»»
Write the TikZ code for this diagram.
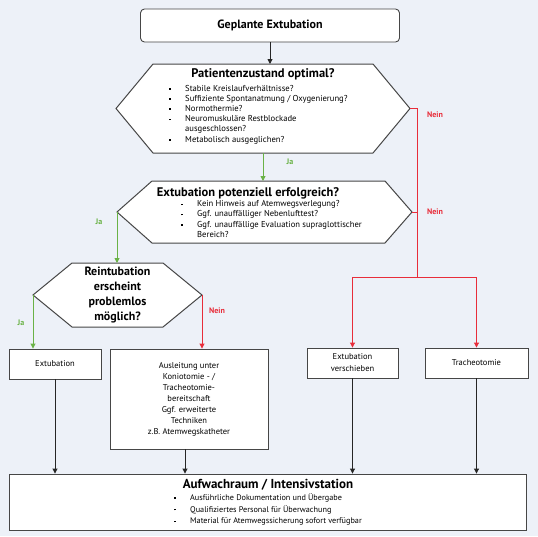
\documentclass[tikz,border=0pt]{standalone}
\usepackage{fontspec}
\setmainfont{PT Sans}
\usetikzlibrary{arrows.meta}
\definecolor{bg}{RGB}{237,241,248}
\definecolor{gr}{RGB}{106,178,70}
\definecolor{rd}{RGB}{232,45,58}
\definecolor{ln}{RGB}{70,70,70}
\newcommand\bul{\raisebox{1.6pt}{\rule{1.5pt}{1.5pt}}}
\newcommand\bl{\makebox[16pt][l]{\bul}}
\newcommand\ind{\hspace*{16pt}}
\begin{document}
\begin{tikzpicture}[x=1pt,y=-1pt,
  box/.style={draw=ln, line width=0.9pt, fill=white, inner sep=0pt, align=center, font=\fontsize{8.5}{11}\selectfont},
  hex/.style={draw=ln, line width=1pt, fill=white},
  arr/.style={draw=black!85, line width=0.9pt, -{Triangle[length=5pt,width=5pt]}},
  garr/.style={arr, draw=gr},
  rarr/.style={arr, draw=rd},
  rline/.style={draw=rd, line width=0.9pt},
  jlbl/.style={text=gr, font=\fontsize{8}{9}\selectfont\bfseries},
  nlbl/.style={text=rd, font=\fontsize{8}{9}\selectfont\bfseries},
  list/.style={anchor=west, align=left, inner sep=0pt, font=\fontsize{8.6}{10.2}\selectfont},
  ttl/.style={inner sep=0pt, font=\fontsize{12.5}{14}\selectfont\bfseries}
]
\fill[bg] (0,0) rectangle (538,536);
\useasboundingbox (0,0) rectangle (538,536);

% start
\node[box, rounded corners=4pt, minimum width=259pt, minimum height=33pt, font=\fontsize{12}{14}\selectfont\bfseries] (start) at (270,25.5) {Geplante Extubation};

% hexagon 1
\draw[hex] (116,108.5) -- (153,64) -- (373,64) -- (410,108.5) -- (373,153) -- (153,153) -- cycle;
\coordinate (h1top) at (270,64);
\coordinate (h1right) at (410,108.5);
\coordinate (h1bot) at (263,153);
\node[ttl] (h1title) at (263,74) {Patientenzustand optimal?};
\node[list] (h1list) at (169,114.5) {\bl Stabile Kreislaufverhältnisse?\\
\bl Suffiziente Spontanatmung / Oxygenierung?\\
\bl Normothermie?\\
\bl Neuromuskuläre Restblockade\\
\ind ausgeschlossen?\\
\bl Metabolisch ausgeglichen?};

% hexagon 2
\draw[hex] (117,212) -- (152,181) -- (385,181) -- (412,212) -- (385,243) -- (152,243) -- cycle;
\coordinate (h2top) at (263,181);
\coordinate (h2left) at (117,212);
\coordinate (h2right) at (412,212);
\node[ttl] (h2title) at (248,193) {Extubation potenziell erfolgreich?};
\node[list] (h2list) at (181,219) {\bl Kein Hinweis auf Atemwegsverlegung?\\
\bl Ggf. unauffälliger Nebenlufttest?\\
\bl Ggf. unauffällige Evaluation supraglottischer\\
\ind Bereich?};

% hexagon 3
\draw[hex] (33,295) -- (72,263) -- (163,263) -- (202,295) -- (163,327) -- (72,327) -- cycle;
\coordinate (h3top) at (117,263);
\coordinate (h3left) at (33,295);
\coordinate (h3right) at (202,295);
\node[inner sep=0pt, align=center, font=\fontsize{12}{14.7}\selectfont\bfseries] (h3) at (117.5,295) {Reintubation\\erscheint\\problemlos\\möglich?};

% boxes
\node[box, minimum width=92pt, minimum height=30pt] (ext) at (55,364) {Extubation};
\node[box, minimum width=158pt, minimum height=100pt] (ausl) at (189,399) {Ausleitung unter\\Koniotomie - /\\Tracheotomie-\\bereitschaft\\Ggf. erweiterte\\Techniken\\z.B. Atemwegskatheter};
\node[box, minimum width=91pt, minimum height=30pt, font=\fontsize{8.5}{12}\selectfont] (versch) at (352.5,363) {Extubation\\verschieben};
\node[box, minimum width=103pt, minimum height=30pt] (trach) at (476.5,363) {Tracheotomie};

% bottom box
\node[box, minimum width=517pt, minimum height=56pt] (bot) at (267.5,502) {};
\node[inner sep=0pt, font=\fontsize{13}{15}\selectfont\bfseries] (bottitle) at (268,485) {Aufwachraum / Intensivstation};
\node[list, font=\fontsize{8.2}{11.7}\selectfont] (botlist) at (174,509.5) {\bl Ausführliche Dokumentation und Übergabe\\
\bl Qualifiziertes Personal für Überwachung\\
\bl Material für Atemwegssicherung sofort verfügbar};

% connectors
\draw[arr] (start.south) -- (h1top);
\draw[garr] (h1bot) -- (h2top);
\node[jlbl] (ja1) at (290,162) {Ja};

\coordinate (rj) at (417,277);
\draw[rline] (h1right) -| (rj);
\draw[rline] (h2right) -- (h2right -| rj);
\draw[rarr] (rj) -| (versch.north);
\draw[rarr] (rj) -| (trach.north);
\node[nlbl] (nein1) at (435,115) {Nein};
\node[nlbl] (nein2) at (435,212) {Nein};

\draw[garr] (h2left) -- (h3top);
\node[jlbl] (ja2) at (99,222) {Ja};

\draw[garr] (h3left) -- (h3left |- ext.north);
\node[jlbl] (ja3) at (21,323) {Ja};
\draw[rarr] (h3right) -- (h3right |- ausl.north);
\node[nlbl] (nein3) at (217,311) {Nein};

\draw[arr] (ext.south) -- (ext.south |- bot.north);
\draw[arr] ([xshift=-4pt]ausl.south) -- ([xshift=-4pt]ausl.south |- bot.north);
\draw[arr] (versch.south) -- (versch.south |- bot.north);
\draw[arr] (trach.south) -- (trach.south |- bot.north);
\end{tikzpicture}
\end{document}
««
▸ **Problem**:
Restate the listing above word for word, and skip the pictures.

▸ **Output**:
Write the TikZ code for this diagram.
\documentclass[tikz,border=0pt]{standalone}
\usepackage{fontspec}
\setmainfont{PT Sans}
\usetikzlibrary{arrows.meta}
\definecolor{bg}{RGB}{237,241,248}
\definecolor{gr}{RGB}{106,178,70}
\definecolor{rd}{RGB}{232,45,58}
\definecolor{ln}{RGB}{70,70,70}
\newcommand\bul{\raisebox{1.6pt}{\rule{1.5pt}{1.5pt}}}
\newcommand\bl{\makebox[16pt][l]{\bul}}
\newcommand\ind{\hspace*{16pt}}
\begin{document}
\begin{tikzpicture}[x=1pt,y=-1pt,
  box/.style={draw=ln, line width=0.9pt, fill=white, inner sep=0pt, align=center, font=\fontsize{8.5}{11}\selectfont},
  hex/.style={draw=ln, line width=1pt, fill=white},
  arr/.style={draw=black!85, line width=0.9pt, -{Triangle[length=5pt,width=5pt]}},
  garr/.style={arr, draw=gr},
  rarr/.style={arr, draw=rd},
  rline/.style={draw=rd, line width=0.9pt},
  jlbl/.style={text=gr, font=\fontsize{8}{9}\selectfont\bfseries},
  nlbl/.style={text=rd, font=\fontsize{8}{9}\selectfont\bfseries},
  list/.style={anchor=west, align=left, inner sep=0pt, font=\fontsize{8.6}{10.2}\selectfont},
  ttl/.style={inner sep=0pt, font=\fontsize{12.5}{14}\selectfont\bfseries}
]
\fill[bg] (0,0) rectangle (538,536);
\useasboundingbox (0,0) rectangle (538,536);

% start
\node[box, rounded corners=4pt, minimum width=259pt, minimum height=33pt, font=\fontsize{12}{14}\selectfont\bfseries] (start) at (270,25.5) {Geplante Extubation};

% hexagon 1
\draw[hex] (116,108.5) -- (153,64) -- (373,64) -- (410,108.5) -- (373,153) -- (153,153) -- cycle;
\coordinate (h1top) at (270,64);
\coordinate (h1right) at (410,108.5);
\coordinate (h1bot) at (263,153);
\node[ttl] (h1title) at (263,74) {Patientenzustand optimal?};
\node[list] (h1list) at (169,114.5) {\bl Stabile Kreislaufverhältnisse?\\
\bl Suffiziente Spontanatmung / Oxygenierung?\\
\bl Normothermie?\\
\bl Neuromuskuläre Restblockade\\
\ind ausgeschlossen?\\
\bl Metabolisch ausgeglichen?};

% hexagon 2
\draw[hex] (117,212) -- (152,181) -- (385,181) -- (412,212) -- (385,243) -- (152,243) -- cycle;
\coordinate (h2top) at (263,181);
\coordinate (h2left) at (117,212);
\coordinate (h2right) at (412,212);
\node[ttl] (h2title) at (248,193) {Extubation potenziell erfolgreich?};
\node[list] (h2list) at (181,219) {\bl Kein Hinweis auf Atemwegsverlegung?\\
\bl Ggf. unauffälliger Nebenlufttest?\\
\bl Ggf. unauffällige Evaluation supraglottischer\\
\ind Bereich?};

% hexagon 3
\draw[hex] (33,295) -- (72,263) -- (163,263) -- (202,295) -- (163,327) -- (72,327) -- cycle;
\coordinate (h3top) at (117,263);
\coordinate (h3left) at (33,295);
\coordinate (h3right) at (202,295);
\node[inner sep=0pt, align=center, font=\fontsize{12}{14.7}\selectfont\bfseries] (h3) at (117.5,295) {Reintubation\\erscheint\\problemlos\\möglich?};

% boxes
\node[box, minimum width=92pt, minimum height=30pt] (ext) at (55,364) {Extubation};
\node[box, minimum width=158pt, minimum height=100pt] (ausl) at (189,399) {Ausleitung unter\\Koniotomie - /\\Tracheotomie-\\bereitschaft\\Ggf. erweiterte\\Techniken\\z.B. Atemwegskatheter};
\node[box, minimum width=91pt, minimum height=30pt, font=\fontsize{8.5}{12}\selectfont] (versch) at (352.5,363) {Extubation\\verschieben};
\node[box, minimum width=103pt, minimum height=30pt] (trach) at (476.5,363) {Tracheotomie};

% bottom box
\node[box, minimum width=517pt, minimum height=56pt] (bot) at (267.5,502) {};
\node[inner sep=0pt, font=\fontsize{13}{15}\selectfont\bfseries] (bottitle) at (268,485) {Aufwachraum / Intensivstation};
\node[list, font=\fontsize{8.2}{11.7}\selectfont] (botlist) at (174,509.5) {\bl Ausführliche Dokumentation und Übergabe\\
\bl Qualifiziertes Personal für Überwachung\\
\bl Material für Atemwegssicherung sofort verfügbar};

% connectors
\draw[arr] (start.south) -- (h1top);
\draw[garr] (h1bot) -- (h2top);
\node[jlbl] (ja1) at (290,162) {Ja};

\coordinate (rj) at (417,277);
\draw[rline] (h1right) -| (rj);
\draw[rline] (h2right) -- (h2right -| rj);
\draw[rarr] (rj) -| (versch.north);
\draw[rarr] (rj) -| (trach.north);
\node[nlbl] (nein1) at (435,115) {Nein};
\node[nlbl] (nein2) at (435,212) {Nein};

\draw[garr] (h2left) -- (h3top);
\node[jlbl] (ja2) at (99,222) {Ja};

\draw[garr] (h3left) -- (h3left |- ext.north);
\node[jlbl] (ja3) at (21,323) {Ja};
\draw[rarr] (h3right) -- (h3right |- ausl.north);
\node[nlbl] (nein3) at (217,311) {Nein};

\draw[arr] (ext.south) -- (ext.south |- bot.north);
\draw[arr] ([xshift=-4pt]ausl.south) -- ([xshift=-4pt]ausl.south |- bot.north);
\draw[arr] (versch.south) -- (versch.south |- bot.north);
\draw[arr] (trach.south) -- (trach.south |- bot.north);
\end{tikzpicture}
\end{document}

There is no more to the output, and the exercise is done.